In the above example, sleep only arrives when I’ve resigned myself to its absence; the sleep is actually a “side effect” of another behavior or mental state, as the mentality needed to fall asleep is incompatible with the desire to do so. Another similar phenomenon involves the conundrum of “acting naturally,” which is easy (almost unavoidable!) when one isn’t striving for it, and comes off as hilariously put-on whenever someone makes an effort to be effortless.
I’ve come to realize that the best things in life—the most cherished human experiences, as well as the most valuable states of mind—are the things that recede from our grasp. The fact that naturalness (along with many other qualities) does not yield to conscious will is partly what makes naturalness so rare and desirable in the first place. Just as there is no way to will oneself to sleep, there is no way to acquire the more valued human qualities through some trick or shortcut, because qualities like spontaneity and sincerity seem to exist as byproducts of other decisions or actions. There’s no way to become more spontaneous, directly, yet it may be possible to cultivate other habits that make it possible for spontaneity (like sleep) to arise.
In the creation of music, I wonder if there are similar self-defeating mechanisms (like trying to fall asleep). I very much desire to finish my current project on time, but a constant, acute awareness of this approaching time constraint is unlikely to help me focus on being creative—in fact, it is likely to slow me down and make me late, as getting work done on time has more to do with an awareness of the work itself rather than external expectations. Likewise there are some clearly desirable mental states (my earlier example of spontaneity is especially relevant for musicians) that I can’t will by trying to “be spontaneous,” but that I can encourage with things like a stimulating workspace, uninterrupted work time, and only accepting projects that interest me a great deal.

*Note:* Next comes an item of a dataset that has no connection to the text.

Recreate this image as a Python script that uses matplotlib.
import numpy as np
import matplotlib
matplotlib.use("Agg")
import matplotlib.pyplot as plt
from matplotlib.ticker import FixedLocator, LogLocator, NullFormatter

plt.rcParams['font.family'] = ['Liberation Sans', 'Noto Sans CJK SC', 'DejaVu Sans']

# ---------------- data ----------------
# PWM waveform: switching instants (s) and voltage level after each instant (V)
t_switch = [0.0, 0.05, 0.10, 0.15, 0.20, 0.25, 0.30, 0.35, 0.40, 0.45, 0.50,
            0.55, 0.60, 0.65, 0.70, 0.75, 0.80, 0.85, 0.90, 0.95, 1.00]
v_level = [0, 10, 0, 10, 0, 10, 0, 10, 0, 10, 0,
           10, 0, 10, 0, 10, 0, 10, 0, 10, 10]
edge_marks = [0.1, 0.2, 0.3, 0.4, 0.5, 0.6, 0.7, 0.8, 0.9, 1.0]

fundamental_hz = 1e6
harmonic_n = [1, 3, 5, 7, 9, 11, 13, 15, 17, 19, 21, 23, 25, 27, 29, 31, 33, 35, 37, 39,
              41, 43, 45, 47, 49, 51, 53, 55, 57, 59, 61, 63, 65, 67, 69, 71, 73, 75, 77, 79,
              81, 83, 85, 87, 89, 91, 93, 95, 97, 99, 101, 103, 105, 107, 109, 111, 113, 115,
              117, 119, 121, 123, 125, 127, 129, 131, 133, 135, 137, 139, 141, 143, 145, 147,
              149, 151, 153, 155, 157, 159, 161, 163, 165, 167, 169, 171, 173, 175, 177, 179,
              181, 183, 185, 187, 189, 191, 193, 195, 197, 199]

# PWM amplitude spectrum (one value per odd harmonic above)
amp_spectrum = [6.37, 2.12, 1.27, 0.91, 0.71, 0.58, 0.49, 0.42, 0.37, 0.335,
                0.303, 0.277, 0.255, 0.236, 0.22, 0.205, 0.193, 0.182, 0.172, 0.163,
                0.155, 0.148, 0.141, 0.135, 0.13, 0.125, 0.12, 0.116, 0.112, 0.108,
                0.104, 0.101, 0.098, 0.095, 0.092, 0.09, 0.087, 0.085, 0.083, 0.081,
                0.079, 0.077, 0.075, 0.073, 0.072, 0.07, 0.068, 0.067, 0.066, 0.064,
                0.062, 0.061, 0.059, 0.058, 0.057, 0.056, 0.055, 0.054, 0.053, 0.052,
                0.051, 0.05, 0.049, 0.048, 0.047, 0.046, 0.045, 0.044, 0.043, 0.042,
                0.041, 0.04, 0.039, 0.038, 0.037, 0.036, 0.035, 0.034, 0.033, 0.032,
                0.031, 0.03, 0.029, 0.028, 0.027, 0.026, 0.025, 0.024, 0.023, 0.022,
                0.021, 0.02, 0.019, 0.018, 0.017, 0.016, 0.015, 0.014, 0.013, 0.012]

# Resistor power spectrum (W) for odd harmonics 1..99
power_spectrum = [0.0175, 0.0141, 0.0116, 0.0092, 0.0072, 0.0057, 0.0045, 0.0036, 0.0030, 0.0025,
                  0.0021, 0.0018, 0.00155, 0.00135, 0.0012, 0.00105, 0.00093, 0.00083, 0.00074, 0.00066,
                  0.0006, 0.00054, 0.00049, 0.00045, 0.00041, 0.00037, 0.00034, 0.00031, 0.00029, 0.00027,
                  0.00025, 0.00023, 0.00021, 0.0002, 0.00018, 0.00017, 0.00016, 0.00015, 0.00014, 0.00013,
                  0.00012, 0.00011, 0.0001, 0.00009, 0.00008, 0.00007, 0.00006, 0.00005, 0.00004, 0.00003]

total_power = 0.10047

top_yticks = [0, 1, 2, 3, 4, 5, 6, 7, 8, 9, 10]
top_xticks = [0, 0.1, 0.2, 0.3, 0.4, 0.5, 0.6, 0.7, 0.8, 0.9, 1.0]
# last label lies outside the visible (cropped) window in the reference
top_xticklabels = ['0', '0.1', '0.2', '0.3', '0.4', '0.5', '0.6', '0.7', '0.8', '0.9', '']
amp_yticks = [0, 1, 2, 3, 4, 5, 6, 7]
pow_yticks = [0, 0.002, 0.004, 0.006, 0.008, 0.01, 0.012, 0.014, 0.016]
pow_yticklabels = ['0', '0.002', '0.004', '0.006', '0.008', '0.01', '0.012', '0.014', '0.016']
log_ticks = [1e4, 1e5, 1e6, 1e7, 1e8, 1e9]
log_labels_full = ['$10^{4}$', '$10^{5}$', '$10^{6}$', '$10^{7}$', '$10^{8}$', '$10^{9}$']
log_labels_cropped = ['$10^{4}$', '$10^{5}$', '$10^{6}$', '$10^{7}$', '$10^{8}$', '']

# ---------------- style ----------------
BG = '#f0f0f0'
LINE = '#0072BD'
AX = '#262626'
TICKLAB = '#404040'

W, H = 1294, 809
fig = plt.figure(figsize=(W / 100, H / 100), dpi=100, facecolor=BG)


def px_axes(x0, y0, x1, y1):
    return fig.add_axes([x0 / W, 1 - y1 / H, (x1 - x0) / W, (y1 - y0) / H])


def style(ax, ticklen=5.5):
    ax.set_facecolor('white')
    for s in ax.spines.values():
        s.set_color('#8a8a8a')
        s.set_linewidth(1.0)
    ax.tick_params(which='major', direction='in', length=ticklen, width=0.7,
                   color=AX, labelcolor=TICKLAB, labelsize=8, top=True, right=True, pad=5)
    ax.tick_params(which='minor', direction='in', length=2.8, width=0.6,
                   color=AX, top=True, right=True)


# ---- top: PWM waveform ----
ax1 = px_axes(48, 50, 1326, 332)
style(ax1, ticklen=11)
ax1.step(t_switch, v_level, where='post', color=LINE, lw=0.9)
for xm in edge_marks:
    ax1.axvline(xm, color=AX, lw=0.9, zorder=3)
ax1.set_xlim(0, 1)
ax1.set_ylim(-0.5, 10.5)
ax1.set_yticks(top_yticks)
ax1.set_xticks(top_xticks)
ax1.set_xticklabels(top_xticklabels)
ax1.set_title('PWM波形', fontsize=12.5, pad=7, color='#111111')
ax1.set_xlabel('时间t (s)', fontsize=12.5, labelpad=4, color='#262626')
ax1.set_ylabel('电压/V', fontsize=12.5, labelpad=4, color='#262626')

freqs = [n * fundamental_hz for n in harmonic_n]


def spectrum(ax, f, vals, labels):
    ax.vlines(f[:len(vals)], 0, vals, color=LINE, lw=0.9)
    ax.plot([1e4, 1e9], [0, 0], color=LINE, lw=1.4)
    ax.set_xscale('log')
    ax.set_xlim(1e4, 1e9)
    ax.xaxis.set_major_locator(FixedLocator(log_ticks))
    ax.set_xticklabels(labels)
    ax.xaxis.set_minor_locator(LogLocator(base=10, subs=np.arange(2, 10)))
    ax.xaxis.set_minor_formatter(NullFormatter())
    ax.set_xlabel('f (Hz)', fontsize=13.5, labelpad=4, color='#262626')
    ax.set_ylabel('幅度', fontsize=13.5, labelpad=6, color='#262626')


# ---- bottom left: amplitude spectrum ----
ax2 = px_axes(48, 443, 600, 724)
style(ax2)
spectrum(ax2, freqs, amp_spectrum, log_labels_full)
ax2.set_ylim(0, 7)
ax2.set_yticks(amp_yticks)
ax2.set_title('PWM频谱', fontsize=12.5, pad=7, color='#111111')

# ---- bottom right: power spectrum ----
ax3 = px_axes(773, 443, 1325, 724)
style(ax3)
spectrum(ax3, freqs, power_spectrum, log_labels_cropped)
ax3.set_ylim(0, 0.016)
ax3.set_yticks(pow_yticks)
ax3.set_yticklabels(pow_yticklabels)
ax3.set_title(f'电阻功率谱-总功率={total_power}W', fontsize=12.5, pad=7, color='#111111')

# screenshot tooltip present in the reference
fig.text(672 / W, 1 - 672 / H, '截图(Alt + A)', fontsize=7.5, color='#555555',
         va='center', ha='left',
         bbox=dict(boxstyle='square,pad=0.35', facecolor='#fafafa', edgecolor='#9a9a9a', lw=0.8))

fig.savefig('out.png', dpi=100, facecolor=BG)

People who create music have to contend with an awful lot of pressing, important matters that most of us would like to influence through our own action or will, just as we can become better at an instrument with daily study or become less shy in talking about our music through hard work and engagement. So it can be frustrating to encounter those situations where that tried-and-true recipe of effort plus determination doesn’t cut it. I remember similar frustration in trying to be able to perform a difficult guitar lick at a fast tempo, until I slowed down and realized that speed doesn’t come from speed, it comes from mastery.

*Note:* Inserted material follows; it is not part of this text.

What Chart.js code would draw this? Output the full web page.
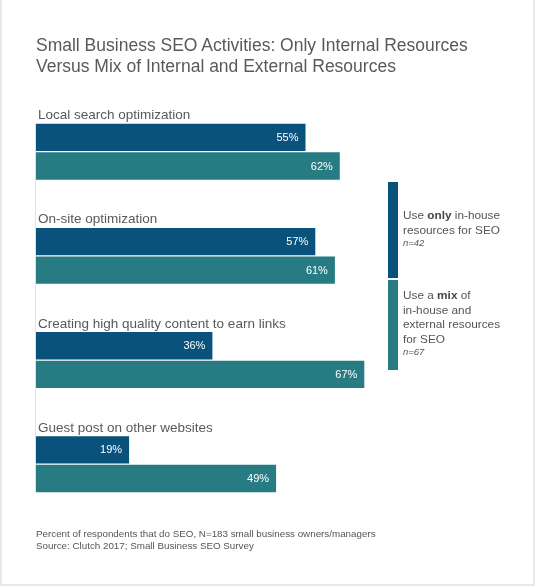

As a composer, there are a great many things I value more than speed—originality, for instance—and I have to ask myself: is my own (completely understandable) desire to be original likewise a self-defeating mechanism, born of the best intentions but ultimately doomed to the same kind of dead-end fate as willing oneself to sleep? If originality is born through authenticity (coupled with the fact that there’s never been another person exactly like myself), then “trying to be original” is another well-meaning but ultimately ineffectual undertaking. How often I’ve realized I was holding myself back from my creative potential by being too attached to the goal and not aware enough of the conditions that might—with a little luck—make the goal attainable.

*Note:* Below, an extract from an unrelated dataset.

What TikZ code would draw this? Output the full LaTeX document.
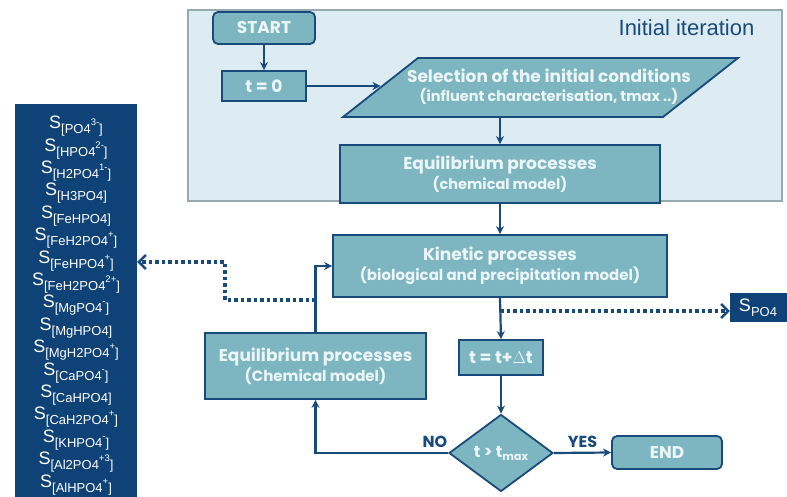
\documentclass[tikz,border=0pt]{standalone}
\usepackage{fontspec}
\setmainfont{Liberation Sans}
\newfontfamily\flowfont{Poppins}
\usetikzlibrary{shapes.geometric,arrows.meta}
\definecolor{tealbox}{RGB}{125,182,192}
\definecolor{navy}{RGB}{24,74,124}
\definecolor{darkbox}{RGB}{15,66,118}
\definecolor{initbg}{RGB}{221,236,242}
\definecolor{initborder}{RGB}{150,170,176}
\definecolor{boxtext}{RGB}{236,246,248}
\newcommand\specS[2]{S\raisebox{-5pt}{\fontsize{13}{13}\selectfont[#1\raisebox{8pt}{\fontsize{9.5}{9.5}\selectfont #2}]}}
\newcommand\subline[2]{{\fontsize{#1}{#1}\selectfont #2}}
\begin{document}
\begin{tikzpicture}[x=1pt,y=-1pt,
  flowbox/.style={draw=navy,line width=1.8pt,fill=tealbox,text=boxtext,font=\flowfont\bfseries\fontsize{17}{20}\selectfont,align=center,inner sep=0pt},
  shapefill/.style={draw=navy,line width=1.8pt,fill=tealbox,line join=miter},
  conn/.style={draw=navy,line width=2.2pt,-{Stealth[length=8pt,width=8pt]}},
  dotconn/.style={draw=navy,line width=3.5pt,dash pattern=on 3.5pt off 3pt,-{Straight Barb[length=7pt,width=14pt,line width=2.5pt]}},
  lbl/.style={text=navy,font=\flowfont\bfseries\fontsize{16}{18}\selectfont}
]
\useasboundingbox (0,0) rectangle (787,497);
% initial iteration background
\node[draw=initborder,fill=initbg,line width=1.5pt,minimum width=594pt,minimum height=191pt,inner sep=0pt] (init) at (485,105.5) {};
\node[text=navy,font=\fontsize{22}{26}\selectfont] (inittxt) at (686.5,28) {Initial iteration};
% nodes
\node[flowbox,rounded corners=5pt,minimum width=102pt,minimum height=32pt] (start) at (264,28) {START};
\node[flowbox,minimum width=84pt,minimum height=30pt] (t0) at (264,86) {t = 0};
% parallelogram
\coordinate (selbl) at (343,117);
\coordinate (seltl) at (418,58);
\coordinate (seltr) at (738,58);
\coordinate (selbr) at (663,117);
\coordinate (selleft) at (380.5,87.5);
\path[shapefill] (selbl) -- (seltl) -- (seltr) -- (selbr) -- cycle;
\node[flowbox,draw=none,fill=none,font=\flowfont\bfseries\fontsize{17}{19}\selectfont] (sel) at (549,87) {Selection of the initial conditions\\\subline{14.5}{(influent characterisation, tmax ..)}};
\node[flowbox,minimum width=320pt,minimum height=58pt] (eqa) at (500,174) {Equilibrium processes\\\subline{14.5}{(chemical model)}};
\node[flowbox,minimum width=334pt,minimum height=62pt] (kin) at (500,266) {Kinetic processes\\\subline{15}{(biological and precipitation model)}};
\node[flowbox,minimum width=84pt,minimum height=35pt] (dt) at (501,357.5) {t = t+$\Delta$t};
\node[flowbox,minimum width=221pt,minimum height=66pt] (eqb) at (315.5,366) {Equilibrium processes\\\subline{15}{(Chemical model)}};
\node[flowbox,diamond,minimum width=104pt,minimum height=77pt,font=\flowfont\bfseries\fontsize{16}{18}\selectfont] (dia) at (501,453) {t > t\raisebox{-3pt}{\fontsize{11}{11}\selectfont max}};
\node[flowbox,rounded corners=5pt,minimum width=110pt,minimum height=33pt] (end) at (667,452.5) {END};
% dark boxes
\node[fill=darkbox,minimum width=122pt,minimum height=400pt,inner sep=0pt] (species) at (76,304) {};
\node[fill=darkbox,text=white,minimum width=60pt,minimum height=29pt,inner sep=0pt,font=\fontsize{18}{20}\selectfont] (spo) at (760,307.5) {\hspace*{-4pt}S\raisebox{-5pt}{\fontsize{13}{13}\selectfont PO4}};
\node[text=white,font=\fontsize{18}{22.4}\selectfont,align=center,anchor=north,inner sep=0pt] (splist) at (76,116) {%
\specS{PO4}{3-}\\ \specS{HPO4}{2-}\\ \specS{H2PO4}{1-}\\ \specS{H3PO4}{}\\ \specS{FeHPO4}{}\\
\specS{FeH2PO4}{+}\\ \specS{FeHPO4}{+}\\ \specS{FeH2PO4}{2+}\\ \specS{MgPO4}{-}\\ \specS{MgHPO4}{}\\
\specS{MgH2PO4}{+}\\ \specS{CaPO4}{-}\\ \specS{CaHPO4}{}\\ \specS{CaH2PO4}{+}\\ \specS{KHPO4}{-}\\
\specS{Al2PO4}{+3}\\ \specS{AlHPO4}{+}};
% connectors
\draw[conn] (start.south) -- (t0.north);
\draw[conn] (t0.east) -- (t0.east -| selleft);
\draw[conn] (eqa.north |- selbl) -- (eqa.north);
\draw[conn] (eqa.south) -- (kin.north);
\draw[conn] (kin.south) -- (dt.north);
\draw[conn] (dt.south) -- (dia.north);
\draw[conn] (dia.east) -- node[lbl,above=1pt] (yes) {YES} (end.west);
\draw[conn] (dia.west) -- node[lbl,above=1pt,pos=0.1] (no) {NO} (dia.west -| eqb.south) -- (eqb.south);
\draw[conn] (eqb.north) |- (kin.west);
\coordinate (dstart) at (kin.south |- 0,311);
\draw[dotconn] (dstart) -- (dstart -| spo.west);
\coordinate (lstart) at (eqb.north |- 0,300);
\coordinate (lcorner) at (225,300);
\draw[dotconn] (lstart) -- (lcorner) |- (species.east |- 0,262);
\end{tikzpicture}
\end{document}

There’s an implied human arrogance in which we tend to assume that our striving for something desirable can only hasten its attainment, whereas in reality that is not always the case. As they often say about New England roads, “you can’t get there from here!”—or, that landmark which is easily glimpsed might only be accessible through the most convoluted, backwards route that, for a time, leads us away from our chosen destination.